Stored data
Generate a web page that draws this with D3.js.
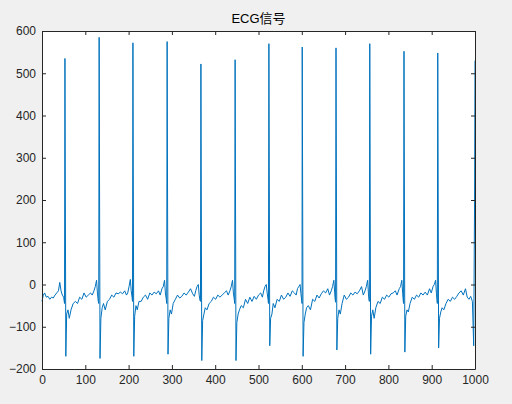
<!DOCTYPE html>
<html><head><meta charset="utf-8">
<script src="https://cdn.jsdelivr.net/npm/d3@7"></script>
<style>body{margin:0;background:#f0f0f0;}</style></head>
<body><svg id="c" width="512" height="404"></svg>
<script>
const title = "ECG信号";
const xTicks = [0,100,200,300,400,500,600,700,800,900,1000];
const yTicks = [-200,-100,0,100,200,300,400,500,600];
const ecgPoints = [
 [0,-40],[3,-25],[6,-20],[10,-30],[14,-28],[18,-35],[22,-30],[26,-32],[30,-25],[34,-20],[38,-15],[41,5],[44,-15],[47,-25],[50,-30],[52,-45],
 [53,535],[55,-170],[57,-70],[60,-60],[63,-80],[67,-60],[72,-45],[77,-40],[82,-45],[87,-30],[92,-35],[97,-20],[102,-30],[107,-25],[112,-20],[116,-25],
 [120,-15],[123,-5],[126,10],[128,-20],[130,-40],[131,-45],[132,585],[134,-175],[136,-80],[139,-55],[142,-45],[146,-60],[151,-40],[156,-35],[161,-25],[166,-30],[171,-20],[176,-22],[181,-18],[186,-22],[191,-15],[195,-25],
 [198,-20],[201,-5],[204,12],[206,-15],[208,-30],[209,-40],[210,572],[212,-170],[214,-75],[217,-50],[220,-60],[224,-40],[229,-40],[234,-30],[239,-25],[244,-35],[249,-20],[254,-25],[259,-18],[264,-22],[269,-15],[273,-25],
 [277,-10],[280,-5],[283,10],[285,-20],[287,-35],[288,-45],[289,575],[291,-165],[293,-80],[296,-60],[299,-70],[303,-45],[308,-35],[313,-25],[318,-32],[323,-28],[328,-20],[333,-25],[338,-18],[343,-10],[348,-22],[352,-28],
 [355,-15],[358,-5],[361,0],[363,-25],[365,-38],[366,-40],[367,522],[369,-180],[371,-85],[374,-70],[377,-55],[381,-60],[386,-45],[391,-40],[396,-30],[401,-35],[406,-25],[411,-30],[416,-25],[421,-20],[426,-15],[430,-25],
 [434,-15],[437,-5],[440,10],[442,-20],[444,-35],[445,-45],[446,532],[448,-180],[450,-90],[453,-70],[456,-60],[460,-50],[465,-55],[470,-35],[475,-45],[480,-30],[485,-40],[490,-28],[495,-35],[500,-25],[505,-20],[509,-30],
 [512,-15],[515,-5],[518,0],[520,-20],[522,-35],[523,-45],[524,570],[526,-145],[528,-80],[531,-70],[534,-45],[538,-55],[543,-35],[548,-40],[553,-25],[558,-35],[563,-30],[568,-20],[573,-28],[578,-15],[583,-20],[587,-25],
 [590,-10],[593,-5],[596,0],[598,-22],[600,-40],[600.5,-45],[601,562],[603,-170],[605,-90],[608,-70],[611,-55],[615,-50],[620,-60],[625,-35],[630,-40],[635,-25],[640,-32],[645,-22],[650,-15],[655,-20],[660,-10],[664,-25],
 [668,-15],[671,-5],[674,10],[676,-20],[677,-35],[678,-42],[679,560],[681,-155],[683,-80],[686,-60],[689,-70],[693,-45],[698,-25],[703,-35],[708,-30],[713,-20],[718,-25],[723,-18],[728,-22],[733,-15],[738,-5],[742,-25],
 [746,-15],[749,-5],[752,10],[754,-22],[755,-35],[756,-40],[757,570],[759,-165],[761,-75],[764,-60],[767,-80],[771,-55],[776,-40],[781,-45],[786,-30],[791,-35],[796,-25],[801,-30],[806,-22],[811,-20],[816,-15],[820,-25],
 [825,-10],[828,-5],[831,10],[833,-22],[834,-35],[835,-45],[836,552],[838,-160],[840,-75],[843,-60],[846,-65],[850,-45],[855,-30],[860,-35],[865,-25],[870,-30],[875,-20],[880,-25],[885,-18],[890,-25],[895,-10],[899,-20],
 [903,-5],[906,0],[909,10],[911,-22],[912,-35],[913,-45],[914,548],[916,-150],[918,-80],[921,-65],[924,-55],[928,-60],[933,-45],[938,-35],[943,-40],[948,-30],[953,-35],[958,-28],[963,-20],[968,-15],[973,-25],[978,-10],
 [982,-30],[986,-35],[990,-28],[994,-40],[997,-145],[999,200],[1000,530]
];
const W=512,H=404,m={l:42,r:37,t:31,b:35};
const svg=d3.select("#c");
const x=d3.scaleLinear().domain([0,1000]).range([m.l,W-m.r]);
const y=d3.scaleLinear().domain([-200,600]).range([H-m.b,m.t]);
svg.append("rect").attr("x",m.l).attr("y",m.t).attr("width",W-m.l-m.r).attr("height",H-m.t-m.b).attr("fill","#fff");
svg.append("path").datum(ecgPoints).attr("fill","none").attr("stroke","#0072bd").attr("stroke-width",1)
 .attr("d",d3.line().x(d=>x(d[0])).y(d=>y(d[1])));
const f="Helvetica, Arial, 'Liberation Sans', sans-serif";
const fmt=d3.format("d");
svg.append("g").attr("transform",`translate(0,${H-m.b})`).call(d3.axisBottom(x).tickValues(xTicks).tickFormat(fmt).tickSizeInner(-4).tickSizeOuter(0).tickPadding(6));
svg.append("g").attr("transform",`translate(${m.l},0)`).call(d3.axisLeft(y).tickValues(yTicks).tickFormat(fmt).tickSizeInner(-4).tickSizeOuter(0).tickPadding(6));
svg.append("g").attr("transform",`translate(0,${m.t})`).call(d3.axisTop(x).tickValues(xTicks).tickSizeInner(-4).tickSizeOuter(0).tickFormat(""));
svg.append("g").attr("transform",`translate(${W-m.r},0)`).call(d3.axisRight(y).tickValues(yTicks).tickSizeInner(-4).tickSizeOuter(0).tickFormat(""));
svg.selectAll(".domain,.tick line").attr("stroke","#262626");
svg.selectAll(".tick text").attr("fill","#262626").style("font-family",f).style("font-size","12px");
svg.append("text").attr("x",(m.l+W-m.r)/2).attr("y",m.t-8).attr("text-anchor","middle").attr("fill","#000")
 .style("font-family","'Liberation Sans','Noto Sans CJK SC',sans-serif").style("font-size","13px").text(title);
</script></body></html>
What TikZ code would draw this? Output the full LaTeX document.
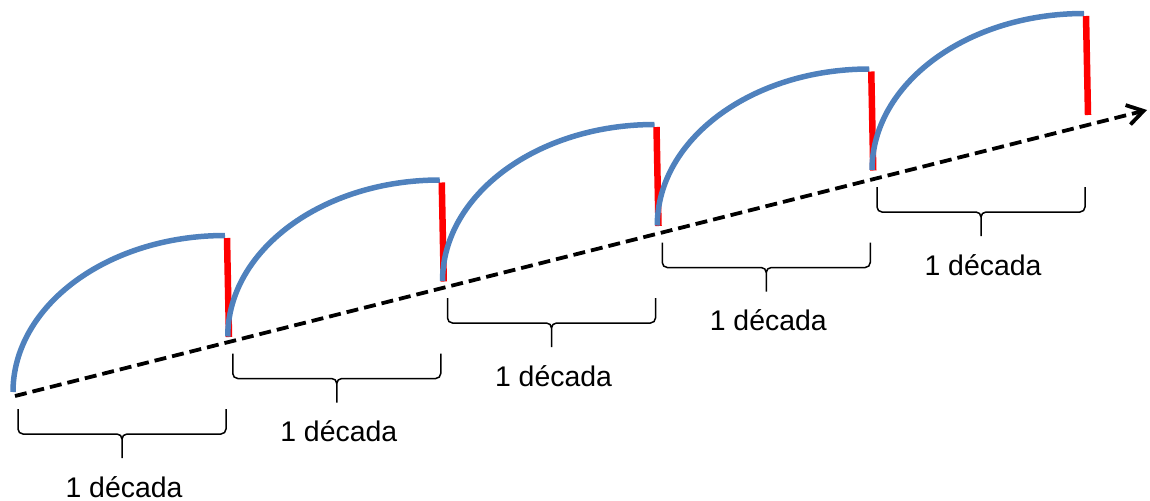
\documentclass[tikz,border=0pt]{standalone}
\usepackage{fontspec}
\setmainfont{Liberation Sans}
\usepackage{xcolor}
\usetikzlibrary{arrows.meta}
\definecolor{curveblue}{HTML}{4F81BD}

\begin{document}
\begin{tikzpicture}[
    x=0.5pt, y=0.5pt,
    every node/.style={font=\fontsize{14.2}{17}\selectfont},
    curve/.style={draw=curveblue, line width=2.75pt},
    jump/.style={draw=red, line width=3.25pt},
    axis/.style={line width=1.9pt, dash pattern=on 6pt off 3pt, -{Straight Barb[length=8pt, width=10pt]}},
    brace/.style={draw=black, line width=0.75pt},
]
    \useasboundingbox (0,0) rectangle (1150,500);
    \coordinate (start) at (15,104);
    \coordinate (end) at (1147,390);
    \foreach \i in {0,...,4} {
        \begin{scope}[shift={(214.75*\i,55.5*\i)}]
            \draw[curve] (13,108) arc[start angle=180, end angle=90, x radius=212, y radius=156.5];
            \draw[jump] (227,262) -- (229,163);
            \draw[brace] (18,91) -- (18,71) arc[start angle=180, end angle=270, radius=5]
                -- (117,66) arc[start angle=90, end angle=0, radius=5] -- (122,42)
                -- (122,61) arc[start angle=180, end angle=90, radius=5]
                -- (221,66) arc[start angle=270, end angle=360, radius=5] -- (226,91);
            \node[anchor=base] (lab\i) at (124,3) {1 década};
        \end{scope}
    }
    \draw[axis] (start) -- (end);
\end{tikzpicture}
\end{document}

• Brief: Give all the lines above again, character for character, without pictures.

• Result:
Generate a web page that draws this with D3.js.
<!DOCTYPE html>
<html><head><meta charset="utf-8">
<script src="https://cdn.jsdelivr.net/npm/d3@7"></script>
<style>body{margin:0;background:#f0f0f0;}</style></head>
<body><svg id="c" width="512" height="404"></svg>
<script>
const title = "ECG信号";
const xTicks = [0,100,200,300,400,500,600,700,800,900,1000];
const yTicks = [-200,-100,0,100,200,300,400,500,600];
const ecgPoints = [
 [0,-40],[3,-25],[6,-20],[10,-30],[14,-28],[18,-35],[22,-30],[26,-32],[30,-25],[34,-20],[38,-15],[41,5],[44,-15],[47,-25],[50,-30],[52,-45],
 [53,535],[55,-170],[57,-70],[60,-60],[63,-80],[67,-60],[72,-45],[77,-40],[82,-45],[87,-30],[92,-35],[97,-20],[102,-30],[107,-25],[112,-20],[116,-25],
 [120,-15],[123,-5],[126,10],[128,-20],[130,-40],[131,-45],[132,585],[134,-175],[136,-80],[139,-55],[142,-45],[146,-60],[151,-40],[156,-35],[161,-25],[166,-30],[171,-20],[176,-22],[181,-18],[186,-22],[191,-15],[195,-25],
 [198,-20],[201,-5],[204,12],[206,-15],[208,-30],[209,-40],[210,572],[212,-170],[214,-75],[217,-50],[220,-60],[224,-40],[229,-40],[234,-30],[239,-25],[244,-35],[249,-20],[254,-25],[259,-18],[264,-22],[269,-15],[273,-25],
 [277,-10],[280,-5],[283,10],[285,-20],[287,-35],[288,-45],[289,575],[291,-165],[293,-80],[296,-60],[299,-70],[303,-45],[308,-35],[313,-25],[318,-32],[323,-28],[328,-20],[333,-25],[338,-18],[343,-10],[348,-22],[352,-28],
 [355,-15],[358,-5],[361,0],[363,-25],[365,-38],[366,-40],[367,522],[369,-180],[371,-85],[374,-70],[377,-55],[381,-60],[386,-45],[391,-40],[396,-30],[401,-35],[406,-25],[411,-30],[416,-25],[421,-20],[426,-15],[430,-25],
 [434,-15],[437,-5],[440,10],[442,-20],[444,-35],[445,-45],[446,532],[448,-180],[450,-90],[453,-70],[456,-60],[460,-50],[465,-55],[470,-35],[475,-45],[480,-30],[485,-40],[490,-28],[495,-35],[500,-25],[505,-20],[509,-30],
 [512,-15],[515,-5],[518,0],[520,-20],[522,-35],[523,-45],[524,570],[526,-145],[528,-80],[531,-70],[534,-45],[538,-55],[543,-35],[548,-40],[553,-25],[558,-35],[563,-30],[568,-20],[573,-28],[578,-15],[583,-20],[587,-25],
 [590,-10],[593,-5],[596,0],[598,-22],[600,-40],[600.5,-45],[601,562],[603,-170],[605,-90],[608,-70],[611,-55],[615,-50],[620,-60],[625,-35],[630,-40],[635,-25],[640,-32],[645,-22],[650,-15],[655,-20],[660,-10],[664,-25],
 [668,-15],[671,-5],[674,10],[676,-20],[677,-35],[678,-42],[679,560],[681,-155],[683,-80],[686,-60],[689,-70],[693,-45],[698,-25],[703,-35],[708,-30],[713,-20],[718,-25],[723,-18],[728,-22],[733,-15],[738,-5],[742,-25],
 [746,-15],[749,-5],[752,10],[754,-22],[755,-35],[756,-40],[757,570],[759,-165],[761,-75],[764,-60],[767,-80],[771,-55],[776,-40],[781,-45],[786,-30],[791,-35],[796,-25],[801,-30],[806,-22],[811,-20],[816,-15],[820,-25],
 [825,-10],[828,-5],[831,10],[833,-22],[834,-35],[835,-45],[836,552],[838,-160],[840,-75],[843,-60],[846,-65],[850,-45],[855,-30],[860,-35],[865,-25],[870,-30],[875,-20],[880,-25],[885,-18],[890,-25],[895,-10],[899,-20],
 [903,-5],[906,0],[909,10],[911,-22],[912,-35],[913,-45],[914,548],[916,-150],[918,-80],[921,-65],[924,-55],[928,-60],[933,-45],[938,-35],[943,-40],[948,-30],[953,-35],[958,-28],[963,-20],[968,-15],[973,-25],[978,-10],
 [982,-30],[986,-35],[990,-28],[994,-40],[997,-145],[999,200],[1000,530]
];
const W=512,H=404,m={l:42,r:37,t:31,b:35};
const svg=d3.select("#c");
const x=d3.scaleLinear().domain([0,1000]).range([m.l,W-m.r]);
const y=d3.scaleLinear().domain([-200,600]).range([H-m.b,m.t]);
svg.append("rect").attr("x",m.l).attr("y",m.t).attr("width",W-m.l-m.r).attr("height",H-m.t-m.b).attr("fill","#fff");
svg.append("path").datum(ecgPoints).attr("fill","none").attr("stroke","#0072bd").attr("stroke-width",1)
 .attr("d",d3.line().x(d=>x(d[0])).y(d=>y(d[1])));
const f="Helvetica, Arial, 'Liberation Sans', sans-serif";
const fmt=d3.format("d");
svg.append("g").attr("transform",`translate(0,${H-m.b})`).call(d3.axisBottom(x).tickValues(xTicks).tickFormat(fmt).tickSizeInner(-4).tickSizeOuter(0).tickPadding(6));
svg.append("g").attr("transform",`translate(${m.l},0)`).call(d3.axisLeft(y).tickValues(yTicks).tickFormat(fmt).tickSizeInner(-4).tickSizeOuter(0).tickPadding(6));
svg.append("g").attr("transform",`translate(0,${m.t})`).call(d3.axisTop(x).tickValues(xTicks).tickSizeInner(-4).tickSizeOuter(0).tickFormat(""));
svg.append("g").attr("transform",`translate(${W-m.r},0)`).call(d3.axisRight(y).tickValues(yTicks).tickSizeInner(-4).tickSizeOuter(0).tickFormat(""));
svg.selectAll(".domain,.tick line").attr("stroke","#262626");
svg.selectAll(".tick text").attr("fill","#262626").style("font-family",f).style("font-size","12px");
svg.append("text").attr("x",(m.l+W-m.r)/2).attr("y",m.t-8).attr("text-anchor","middle").attr("fill","#000")
 .style("font-family","'Liberation Sans','Noto Sans CJK SC',sans-serif").style("font-size","13px").text(title);
</script></body></html>
What TikZ code would draw this? Output the full LaTeX document.
\documentclass[tikz,border=0pt]{standalone}
\usepackage{fontspec}
\setmainfont{Liberation Sans}
\usepackage{xcolor}
\usetikzlibrary{arrows.meta}
\definecolor{curveblue}{HTML}{4F81BD}

\begin{document}
\begin{tikzpicture}[
    x=0.5pt, y=0.5pt,
    every node/.style={font=\fontsize{14.2}{17}\selectfont},
    curve/.style={draw=curveblue, line width=2.75pt},
    jump/.style={draw=red, line width=3.25pt},
    axis/.style={line width=1.9pt, dash pattern=on 6pt off 3pt, -{Straight Barb[length=8pt, width=10pt]}},
    brace/.style={draw=black, line width=0.75pt},
]
    \useasboundingbox (0,0) rectangle (1150,500);
    \coordinate (start) at (15,104);
    \coordinate (end) at (1147,390);
    \foreach \i in {0,...,4} {
        \begin{scope}[shift={(214.75*\i,55.5*\i)}]
            \draw[curve] (13,108) arc[start angle=180, end angle=90, x radius=212, y radius=156.5];
            \draw[jump] (227,262) -- (229,163);
            \draw[brace] (18,91) -- (18,71) arc[start angle=180, end angle=270, radius=5]
                -- (117,66) arc[start angle=90, end angle=0, radius=5] -- (122,42)
                -- (122,61) arc[start angle=180, end angle=90, radius=5]
                -- (221,66) arc[start angle=270, end angle=360, radius=5] -- (226,91);
            \node[anchor=base] (lab\i) at (124,3) {1 década};
        \end{scope}
    }
    \draw[axis] (start) -- (end);
\end{tikzpicture}
\end{document}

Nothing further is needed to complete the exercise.